Le blog de Hervé This : http://www.agroparistech.fr/1-A-propos-de-ce-blog.html->http://www.agroparistech.fr
Quelle heure est -il ? Sept heures trente-deux. Le dialogue a commencé, et il s’est arrêté. Ce n’était pas une bonne question pour encourager une discussion, telle que nous en souhaitons avec les amis. Et voilà pourquoi, si, effectivement, les questions appellent des réponses, il faut distinguer les questions étouffoirs et les question étincelles.
La question précédente était une question étouffoir : elle a produit une réponse qui n’invitait pas à la poursuite du dialogue. En revanche, il y a des questions merveilleuses, telles que "Pourquoi l’estomac ne se digère-t-il pas lui même ?", et cette question-là est de celle qui nous maintiennent en éveil pour longtemps : dans un tel cas, on peut s’interroger à l’infini.
Plus trivial, ce « Dors-tu avec le menton au-dessus ou au-dessous des couvertures ? » : on sait que cette question conduit nos amis à ne pas pouvoir dormir, puisqu’ils s’interrogent sans cesse et que, dans quand il dormiront, ils ne sauront pas où est leur menton.
On le voit : il y a des questions qui donnent à penser, qui sont comme des cadeaux que nous faisons à nos amis.
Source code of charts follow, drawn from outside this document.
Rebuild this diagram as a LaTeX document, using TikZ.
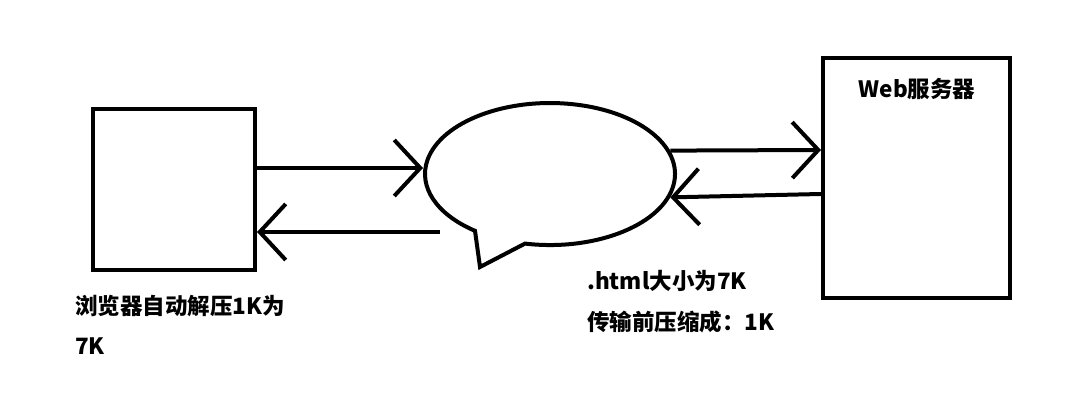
\documentclass[tikz,border=0pt]{standalone}
\usepackage{fontspec}
\setmainfont{Noto Sans CJK SC}
\usetikzlibrary{arrows.meta,shapes.geometric}
\begin{document}
\begin{tikzpicture}[x=1pt,y=1pt,
  line/.style={line width=4pt},
  box/.style={line, draw, rectangle, inner sep=0pt},
  arr/.style={line, -{Straight Barb[length=26pt,width=56pt]}},
  lbl/.style={font=\bfseries\fontsize{22.5}{26}\selectfont, inner sep=0pt}]
\fill[white] (0,0) rectangle (1090,403);
\useasboundingbox (0,0) rectangle (1090,403);
% boxes
\node[box, minimum width=162pt, minimum height=161pt] (lbox) at (174,213.5) {};
\node[box, minimum width=187pt, minimum height=240pt] (rbox) at (916.5,225) {};
% speech bubble
\node[ellipse, line, minimum width=250pt, minimum height=142pt, inner sep=0pt] (bubble) at (550,229) {};
\draw[line, line join=miter, fill=white]
  ([shift={(-25pt,-69.6pt)}]bubble.center)
  arc[start angle=258.46, end angle=593.13, x radius=125pt, y radius=71pt]
  -- ([shift={(-70pt,-93pt)}]bubble.center) -- cycle;
% connectors
\coordinate (a2start) at (440,171);
\draw[arr] ([yshift=21.5pt]lbox.east) -- ([yshift=6pt]bubble.west);
\draw[arr] (a2start) -- ([yshift=-42.5pt]lbox.east);
\draw[arr] (bubble.11.5) -- ([yshift=28pt]rbox.west);
\draw[arr] ([yshift=-16pt]rbox.west) -- (bubble.-11.5);
% labels
\node[lbl, anchor=base] (title) at (917,305) {Web服务器};
\node[lbl, anchor=base west] (l1) at (75,88) {浏览器自动解压1K为};
\node[lbl, anchor=base west] (l2) at (75,48) {7K};
\node[lbl, anchor=base west] (r1) at (587,113) {.html大小为7K};
\node[lbl, anchor=base west] (r2) at (587,72) {传输前压缩成：1K};
\end{tikzpicture}
\end{document}
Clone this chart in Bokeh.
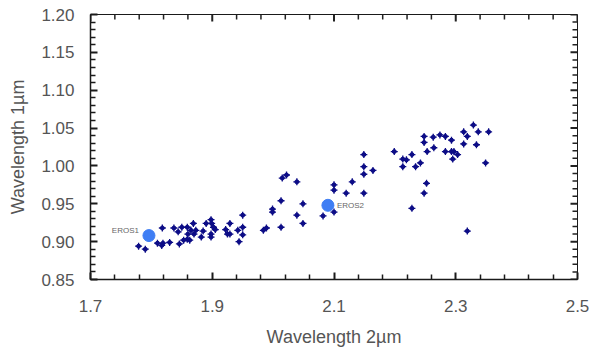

Dans une conférence, je crois que c’est une bonne pratique que de poser des questions, bien sûr, mais il faudra des réponses. Le folkoriste russe Vladimir Propp a bien montré que les contes populaires sont composés comme des systèmes de parenthèses emboîtées : à une parenthèse ouvrante, c’est-à-dire en réalité une question, devra correspondre une parenthèse fermante, c’est-à-dire une réponse.
Je me suis souvent amusé, ainsi, à faire des conférences où j’enchaînais les questions et où c’est seulement à la fin que je refermais les parenthèses en rafale. Cela, c’était pour la structure des conférences, et il y avait une sorte de grand bonheur à finalement clore, dans l’ordre, les différents chapitres, à donner tout d’un coup la réponse à des questions j’avais posées. Comme une succession de petites catharsis qui, donc, apportaient toute une série de soulagements successifs (j’invite évidemment à lire ou à relire la Poétique d’Aristote, où ce dernier explique que la chute d’une histoire, le dénouement, doit apporter un soulagement moral en même temps qu’il élève l’âme).
Mais, en cours de route, il y avait aussi des questions étincelles, ces questions dont j’espère toujours qu’elles parviendront à enflammer le brasier intérieur de mes interlocuteurs. À cette évocation de brasier intérieur, il faut que je rappelle cette idée due au moins à Aristophane : enseigner, ce n’est pas emplir une cruche, mais allumer un brasier. Le problème de l’enseignement, c’est que nous ne savons pas à l’avance quel brasier va s’enflammer et que nous devons donc faire feu de tout bois (sans jeu de mot) pour avoir une chance de mettre nos amis sur une voie très positive, leur propre voie, celle de leurs recherches personnelles.
On voit que la question des questions est très belle, et mériterait est bien plus discutée dans l’enseignement.